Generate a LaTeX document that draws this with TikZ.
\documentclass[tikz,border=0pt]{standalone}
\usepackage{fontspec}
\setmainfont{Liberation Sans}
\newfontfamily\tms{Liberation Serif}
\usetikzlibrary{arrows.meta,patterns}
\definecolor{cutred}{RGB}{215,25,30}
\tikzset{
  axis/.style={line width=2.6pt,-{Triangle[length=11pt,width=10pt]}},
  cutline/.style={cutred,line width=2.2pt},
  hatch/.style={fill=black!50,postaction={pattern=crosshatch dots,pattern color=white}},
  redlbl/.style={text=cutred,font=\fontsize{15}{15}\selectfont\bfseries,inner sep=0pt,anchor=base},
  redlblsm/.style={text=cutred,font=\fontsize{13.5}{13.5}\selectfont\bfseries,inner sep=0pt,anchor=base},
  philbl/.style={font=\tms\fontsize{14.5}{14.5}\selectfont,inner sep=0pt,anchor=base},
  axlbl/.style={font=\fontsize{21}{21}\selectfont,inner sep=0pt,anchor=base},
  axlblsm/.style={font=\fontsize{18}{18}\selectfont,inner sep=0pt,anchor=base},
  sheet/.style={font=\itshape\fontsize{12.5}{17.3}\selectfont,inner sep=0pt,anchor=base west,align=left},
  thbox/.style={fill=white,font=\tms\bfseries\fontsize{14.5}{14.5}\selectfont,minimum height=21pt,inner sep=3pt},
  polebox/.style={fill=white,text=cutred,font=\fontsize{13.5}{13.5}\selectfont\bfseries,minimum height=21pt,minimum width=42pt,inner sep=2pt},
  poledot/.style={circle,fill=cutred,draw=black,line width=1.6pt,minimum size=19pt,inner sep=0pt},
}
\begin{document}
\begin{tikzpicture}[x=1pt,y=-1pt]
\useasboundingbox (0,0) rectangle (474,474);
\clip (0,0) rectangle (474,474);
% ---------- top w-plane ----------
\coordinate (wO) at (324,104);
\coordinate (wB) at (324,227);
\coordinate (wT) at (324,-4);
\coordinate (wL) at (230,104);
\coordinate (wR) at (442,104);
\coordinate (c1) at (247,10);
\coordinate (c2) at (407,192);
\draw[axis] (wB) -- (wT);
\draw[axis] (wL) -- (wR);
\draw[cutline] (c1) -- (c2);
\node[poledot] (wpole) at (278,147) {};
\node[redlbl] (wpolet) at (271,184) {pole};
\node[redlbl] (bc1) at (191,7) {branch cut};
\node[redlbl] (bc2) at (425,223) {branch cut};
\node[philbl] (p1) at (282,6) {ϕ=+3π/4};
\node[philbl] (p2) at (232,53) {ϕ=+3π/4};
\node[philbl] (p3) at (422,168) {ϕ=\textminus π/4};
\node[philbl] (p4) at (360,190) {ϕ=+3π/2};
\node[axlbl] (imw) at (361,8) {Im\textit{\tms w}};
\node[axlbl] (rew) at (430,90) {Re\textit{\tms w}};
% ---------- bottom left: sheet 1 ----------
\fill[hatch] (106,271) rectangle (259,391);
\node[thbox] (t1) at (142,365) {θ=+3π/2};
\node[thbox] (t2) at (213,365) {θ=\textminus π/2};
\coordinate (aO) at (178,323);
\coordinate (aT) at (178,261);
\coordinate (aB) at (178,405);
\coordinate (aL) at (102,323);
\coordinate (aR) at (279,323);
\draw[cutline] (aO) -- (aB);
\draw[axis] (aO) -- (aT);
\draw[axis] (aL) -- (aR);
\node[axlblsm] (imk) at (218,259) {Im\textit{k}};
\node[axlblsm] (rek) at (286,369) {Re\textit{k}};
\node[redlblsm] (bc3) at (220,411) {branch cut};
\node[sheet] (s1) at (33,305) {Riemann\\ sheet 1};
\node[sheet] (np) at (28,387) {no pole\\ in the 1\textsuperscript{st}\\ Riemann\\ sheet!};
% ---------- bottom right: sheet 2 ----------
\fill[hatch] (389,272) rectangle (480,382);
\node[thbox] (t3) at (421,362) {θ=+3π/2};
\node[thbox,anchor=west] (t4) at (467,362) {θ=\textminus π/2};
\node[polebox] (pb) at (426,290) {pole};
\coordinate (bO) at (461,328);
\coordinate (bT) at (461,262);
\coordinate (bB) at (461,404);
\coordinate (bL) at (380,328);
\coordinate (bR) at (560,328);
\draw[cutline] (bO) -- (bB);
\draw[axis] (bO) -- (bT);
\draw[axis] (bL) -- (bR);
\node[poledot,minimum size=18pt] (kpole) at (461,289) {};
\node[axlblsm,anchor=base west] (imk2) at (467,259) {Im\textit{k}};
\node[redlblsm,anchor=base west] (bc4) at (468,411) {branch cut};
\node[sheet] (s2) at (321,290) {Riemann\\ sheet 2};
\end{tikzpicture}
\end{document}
____
EXERCISE: Restate the data above exactly, keeping each word as it stands.

RESULT OF THIS TASK:
Generate a LaTeX document that draws this with TikZ.
\documentclass[tikz,border=0pt]{standalone}
\usepackage{fontspec}
\setmainfont{Liberation Sans}
\newfontfamily\tms{Liberation Serif}
\usetikzlibrary{arrows.meta,patterns}
\definecolor{cutred}{RGB}{215,25,30}
\tikzset{
  axis/.style={line width=2.6pt,-{Triangle[length=11pt,width=10pt]}},
  cutline/.style={cutred,line width=2.2pt},
  hatch/.style={fill=black!50,postaction={pattern=crosshatch dots,pattern color=white}},
  redlbl/.style={text=cutred,font=\fontsize{15}{15}\selectfont\bfseries,inner sep=0pt,anchor=base},
  redlblsm/.style={text=cutred,font=\fontsize{13.5}{13.5}\selectfont\bfseries,inner sep=0pt,anchor=base},
  philbl/.style={font=\tms\fontsize{14.5}{14.5}\selectfont,inner sep=0pt,anchor=base},
  axlbl/.style={font=\fontsize{21}{21}\selectfont,inner sep=0pt,anchor=base},
  axlblsm/.style={font=\fontsize{18}{18}\selectfont,inner sep=0pt,anchor=base},
  sheet/.style={font=\itshape\fontsize{12.5}{17.3}\selectfont,inner sep=0pt,anchor=base west,align=left},
  thbox/.style={fill=white,font=\tms\bfseries\fontsize{14.5}{14.5}\selectfont,minimum height=21pt,inner sep=3pt},
  polebox/.style={fill=white,text=cutred,font=\fontsize{13.5}{13.5}\selectfont\bfseries,minimum height=21pt,minimum width=42pt,inner sep=2pt},
  poledot/.style={circle,fill=cutred,draw=black,line width=1.6pt,minimum size=19pt,inner sep=0pt},
}
\begin{document}
\begin{tikzpicture}[x=1pt,y=-1pt]
\useasboundingbox (0,0) rectangle (474,474);
\clip (0,0) rectangle (474,474);
% ---------- top w-plane ----------
\coordinate (wO) at (324,104);
\coordinate (wB) at (324,227);
\coordinate (wT) at (324,-4);
\coordinate (wL) at (230,104);
\coordinate (wR) at (442,104);
\coordinate (c1) at (247,10);
\coordinate (c2) at (407,192);
\draw[axis] (wB) -- (wT);
\draw[axis] (wL) -- (wR);
\draw[cutline] (c1) -- (c2);
\node[poledot] (wpole) at (278,147) {};
\node[redlbl] (wpolet) at (271,184) {pole};
\node[redlbl] (bc1) at (191,7) {branch cut};
\node[redlbl] (bc2) at (425,223) {branch cut};
\node[philbl] (p1) at (282,6) {ϕ=+3π/4};
\node[philbl] (p2) at (232,53) {ϕ=+3π/4};
\node[philbl] (p3) at (422,168) {ϕ=\textminus π/4};
\node[philbl] (p4) at (360,190) {ϕ=+3π/2};
\node[axlbl] (imw) at (361,8) {Im\textit{\tms w}};
\node[axlbl] (rew) at (430,90) {Re\textit{\tms w}};
% ---------- bottom left: sheet 1 ----------
\fill[hatch] (106,271) rectangle (259,391);
\node[thbox] (t1) at (142,365) {θ=+3π/2};
\node[thbox] (t2) at (213,365) {θ=\textminus π/2};
\coordinate (aO) at (178,323);
\coordinate (aT) at (178,261);
\coordinate (aB) at (178,405);
\coordinate (aL) at (102,323);
\coordinate (aR) at (279,323);
\draw[cutline] (aO) -- (aB);
\draw[axis] (aO) -- (aT);
\draw[axis] (aL) -- (aR);
\node[axlblsm] (imk) at (218,259) {Im\textit{k}};
\node[axlblsm] (rek) at (286,369) {Re\textit{k}};
\node[redlblsm] (bc3) at (220,411) {branch cut};
\node[sheet] (s1) at (33,305) {Riemann\\ sheet 1};
\node[sheet] (np) at (28,387) {no pole\\ in the 1\textsuperscript{st}\\ Riemann\\ sheet!};
% ---------- bottom right: sheet 2 ----------
\fill[hatch] (389,272) rectangle (480,382);
\node[thbox] (t3) at (421,362) {θ=+3π/2};
\node[thbox,anchor=west] (t4) at (467,362) {θ=\textminus π/2};
\node[polebox] (pb) at (426,290) {pole};
\coordinate (bO) at (461,328);
\coordinate (bT) at (461,262);
\coordinate (bB) at (461,404);
\coordinate (bL) at (380,328);
\coordinate (bR) at (560,328);
\draw[cutline] (bO) -- (bB);
\draw[axis] (bO) -- (bT);
\draw[axis] (bL) -- (bR);
\node[poledot,minimum size=18pt] (kpole) at (461,289) {};
\node[axlblsm,anchor=base west] (imk2) at (467,259) {Im\textit{k}};
\node[redlblsm,anchor=base west] (bc4) at (468,411) {branch cut};
\node[sheet] (s2) at (321,290) {Riemann\\ sheet 2};
\end{tikzpicture}
\end{document}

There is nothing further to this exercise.